In the City of Light, Sarah can’t help but take in the romance and fall even deeper in love with Frank and the spy life. That is, until Katja (Catherine Zeta-Jones), a Russian temptress and Frank’s ex, greets Frank with a big, slobbery kiss — on the lips. Sarah’s radar beeps like she’s just come into contact with a nuclear bombshell and comically rues Katja and her feminine wiles. Katja is using Frank, of course, and when she gets what she needs from him, she’s gone in a heartbeat. Next stop: London.
In Britain, Frank, Marvin and Sarah hook up with their old friend Victoria (Helen Mirren), who informs them she’s been hired to kill them. But she’s not the only assassin getting millions of dollars to send them six feet under. The sleek, sensual and lethal Han Cho Bai (Byung Hun Lee, recently seen in GI Joe: Retaliation as Storm Shadow), also has plans to send the trio to meet their maker once he learns Nightshade’s location. The problem is, only one person knows that intel and he’s incarcerated in a gulag within a gulag in the former Soviet Union. Next stop: Russia.

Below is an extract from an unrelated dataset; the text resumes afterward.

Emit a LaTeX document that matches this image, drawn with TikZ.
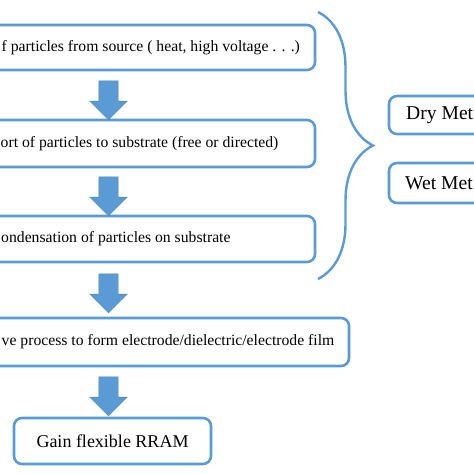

Red 2 plays out like the peeling of an onion, every layer provides new information. The problem with this action-comedy isn’t its delightful actors or even the dynamic “retired” characters. The problem is that nothing terribly new explodes on the screen and the humor is too limited to sustain the almost two hour movie. It’s as if the filmmakers relied solely on the witty dialogue and cute friendship/love triangles to propel the lackluster story.
Bottom line: If Red 2 could have been as clever as it was cute, it could have really stood out among the other films releasing this week. This sequel, however, isn’t so much red as it is rusty.
Run time is 1 hour, 56 minutes. There are no additional scenes after the credits.